A PERSON WITH ALL THREE DISORDERS!
by Ginnykins
(Key West, FL, USA)
(stock.xchng:vierdrie)
Until I was about ten years old, in 1948, my eating habits were "normal". I disliked vegetables, though, so to make me eat them, my mother hid a piece of candy under my dinner plate. If I finished everything on the plate, I would get to retrieve the candy. Whether that reward system caused what happened next (and was the cause of the eating disorders), I have no idea.
I only know that I soon found myself going into the refrigerator after dinner and taking out oranges one at a time until I had eaten the entire dozen in the fruit bin. I was an only child, growing up in a household with my two parents and two maternal grandparents, both of whom were quite elderly and spoke little English. No one said a word to me about the oranges. Either they didn't notice or they thought a child eating a dozen oranges was normal!
After World War II, housing was difficult for returning servicemen to find. We took in my mother's brother, his wife and little daughter and my mother's sister, her husband and their little son. Dinner was a big affair, with the women cooking and the children playing. I, on the other hand, found myself binge eating, going into and out of the cold pantry, each time peeling and eating the fat off the pork chops that had been put there until dinner was ready. Again, no one reprimanded me when they found out, but they did get a big laugh out of it.
Fast forward ten years. I was struggling to hide the amount of food I was consuming, even when I wasn't hungry, and then starving myself for a few days to keep my weight reasonable. By that time I was doing some modeling in the department store in which I worked. I had to stay a small size in order to keep the job so I binged and starved (see bulimia signs and anorexia symptoms).
The years passed. I married, but the abnormal eating continued. I would eat a big meal, then continue eating snacks while watching television with my husband, who also never seemed to notice. We were married eight years, no children, and I was in a continual struggle to keep my weight normal. Somehow I managed to do that, but life was a succession of daydreaming about food and eating food and then starvation dieting.

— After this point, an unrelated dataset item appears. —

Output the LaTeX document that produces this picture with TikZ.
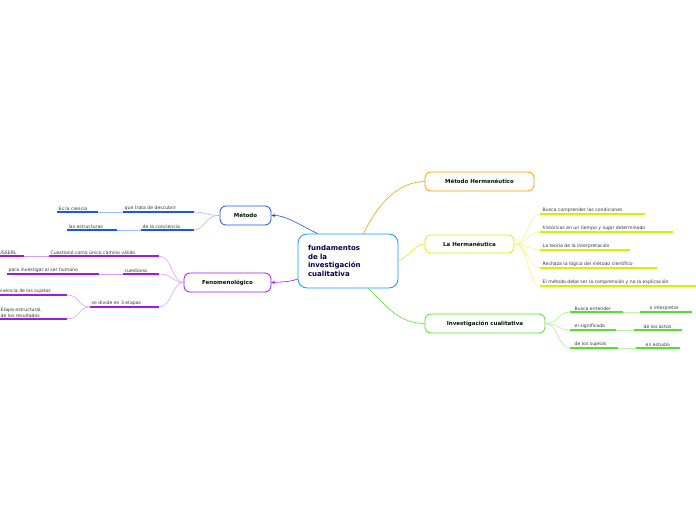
\documentclass[tikz,border=0pt]{standalone}
\usepackage{fontspec}
\setmainfont{DejaVu Sans}
\begin{document}
\begin{tikzpicture}[x=1pt,y=-1pt,
  topic/.style={draw,rounded corners=6pt,line width=0.8pt,fill=white,font=\fontsize{5.5}{6}\selectfont\bfseries,text=black!75!green!40!black,inner sep=0pt},
  lbl/.style={anchor=south west,inner sep=1.5pt,font=\fontsize{4.6}{5.6}\selectfont,text=black!80,align=left},
  ul/.style={line width=1.3pt},
  lk/.style={line width=0.6pt}]
\useasboundingbox (0,0) rectangle (696,520);
\definecolor{cB}{HTML}{1A56E8}\definecolor{cP}{HTML}{9B1BE0}
\definecolor{cO}{HTML}{F5A000}\definecolor{cY}{HTML}{D8F000}\definecolor{cG}{HTML}{55E030}
% center
\node[draw=cB!60!cyan,rounded corners=9pt,line width=0.8pt,minimum width=100,minimum height=54,text width=80,align=left,font=\fontsize{7}{8.5}\selectfont\bfseries,text=blue!30!black] (c) at (348,261) {fundamentos\\de la\\investigación\\cualitativa};
\node[topic,draw=cO,minimum width=109,minimum height=19] (mh) at (479.5,181.5) {Método Hermenéutico};
\node[topic,draw=cY,minimum width=89,minimum height=18] (lh) at (469.5,244) {La Hermanéutica};
\node[topic,draw=cG,minimum width=120,minimum height=19] (ic) at (485,323.5) {Investigación cualitativa};
\node[topic,draw=cB,minimum width=51,minimum height=19] (me) at (245.5,215.5) {Método};
\node[topic,draw=cP,minimum width=87,minimum height=19] (fe) at (227.5,282.5) {Fenomenológico};
\draw[cO,lk] (c.north east)++(-35,0) coordinate (c1) (c1) .. controls (380,200) and (400,182) .. (mh.west);
\draw[cY,lk] (c.east) .. controls (410,256) and (415,244) .. (lh.west);
\draw[cG,lk] (c.south east)++(-30,0) coordinate (c2) (c2) .. controls (390,310) and (400,323) .. (ic.west);
\draw[cB,lk,->,>=stealth] (c.north west)++(20,0) coordinate (c3) (c3) .. controls (300,225) and (285,215) .. (me.east);
\draw[cP,lk,->,>=stealth] (c.west)++(0,18) coordinate (c4) (c4) .. controls (290,282) and (280,282) .. (fe.east);
% Metodo
\node[lbl] (m1) at (123,212) {que trata de descubrir};
\node[lbl] (m0) at (57,212) {Es la ciencia};
\node[lbl] (m2) at (141,230) {de la conciencia};
\node[lbl] (m3) at (67,230) {las estructuras};
\draw[cB,ul] (123,212)--(194,212) (57,212)--(98,212) (141,230)--(194,230) (67,230)--(117,230);
\draw[cB!40,lk] (98,212)--(123,212) (117,230)--(141,230);
\draw[cB!40,lk] (me.west) .. controls (205,215) and (205,212) .. (194,212);
\draw[cB!40,lk] (me.west) .. controls (205,215) and (205,230) .. (194,230);
% Fenomenologico
\node[lbl] at (49,256) {Cuestionó como único cámino válido};
\node[lbl] at (-3,256) {USSERL};
\node[lbl] at (123,274) {cuestiona};
\node[lbl] at (7,274) {para investigar al ser humano};
\node[lbl] at (90,307) {se divide en 3 etapas};
\node[lbl] at (-3,295) {vivencia de los sujetos};
\node[lbl] at (-1,319) {Etapa estructural,\\de los resultados};
\draw[cP,ul] (49,256)--(159,256) (0,256)--(24,256) (123,274)--(159,274) (7,274)--(99,274)
  (90,307)--(159,307) (0,295)--(67,295) (0,319)--(67,319);
\draw[cP!40,lk] (24,256)--(49,256) (99,274)--(123,274);
\draw[cP!40,lk] (67,295) .. controls (80,295) and (78,307) .. (90,307);
\draw[cP!40,lk] (67,319) .. controls (80,319) and (78,307) .. (90,307);
\foreach \y in {256,274,307}
  \draw[cP!40,lk] (fe.west) .. controls (172,282) and (172,\y) .. (159,\y);
% Hermaneutica
\foreach \y/\e/\t in {214/645/Busca comprender las condiciones,232/673/históricas en un tiempo y lugar determinado,250/630/La teoría de la interpretación,268/657/Rechaza la lógica del método científico,286/696/El método debe ser la comprensión y no la explicación}{
  \node[lbl] at (541,\y) {\t};
  \draw[cY,ul] (540,\y)--(\e,\y);
  \draw[cY!50,lk] (lh.east) .. controls (528,244) and (528,\y) .. (540,\y);
}
% Investigacion
\foreach \y/\a/\ta/\b/\e/\tb in {312/623/Busca entender/648/692/o interpretar,330/616/el significado/642/682/de los actos,348/618/de los sujetos/644/680/en estudio}{
  \node[lbl] at (573,\y) {\ta};
  \node[lbl] at (\b,\y) {\tb};
  \draw[cG,ul] (570,\y)--(\a,\y) (\b-8,\y)--(\e,\y);
  \draw[cG!40,lk] (\a,\y)--(\b-8,\y);
  \draw[cG!50,lk] (ic.east) .. controls (558,323.5) and (558,\y) .. (570,\y);
}
\end{tikzpicture}
\end{document}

After my divorce, I had a serious operation for the removal of a fibroid tumor that weighed ten pounds. The emergency surgery and recuperation ended the
binge eating, but instead I couldn't eat at all! If I put food in my mouth, I tended to gag. This strange reaction caused me to go down to a hundred pounds and my friends thought I was dying of cancer. But I thought I looked great and reveled in the bones sticking out of my body (see
What is Anorexia?). I went for a physical and my doctor asked if I thought I was thin, as he traced his fingers over my protruding bones. When I said, "no," he let it go and even when I bluntly said I had an eating disorder, he made no comment. So I let it go, too.
After two years of
anorexia symptoms, my appetite returned but not to normal. The
binge eating returned.
I continue consuming huge amounts of food, even after a regular meal (see
compulsive overeating). However, now that I'm in my seventies, I'm not as concerned with my shape. I never starve myself, but I'll force myself to lay off the abnormal eating for a while. Then the out-of-control eating returns and I'm right back where I started……a twelve-year-old who can eat a dozen oranges at a time and not feel full.
I believe if this behavior began now rather than sixty years ago, someone would have offered help.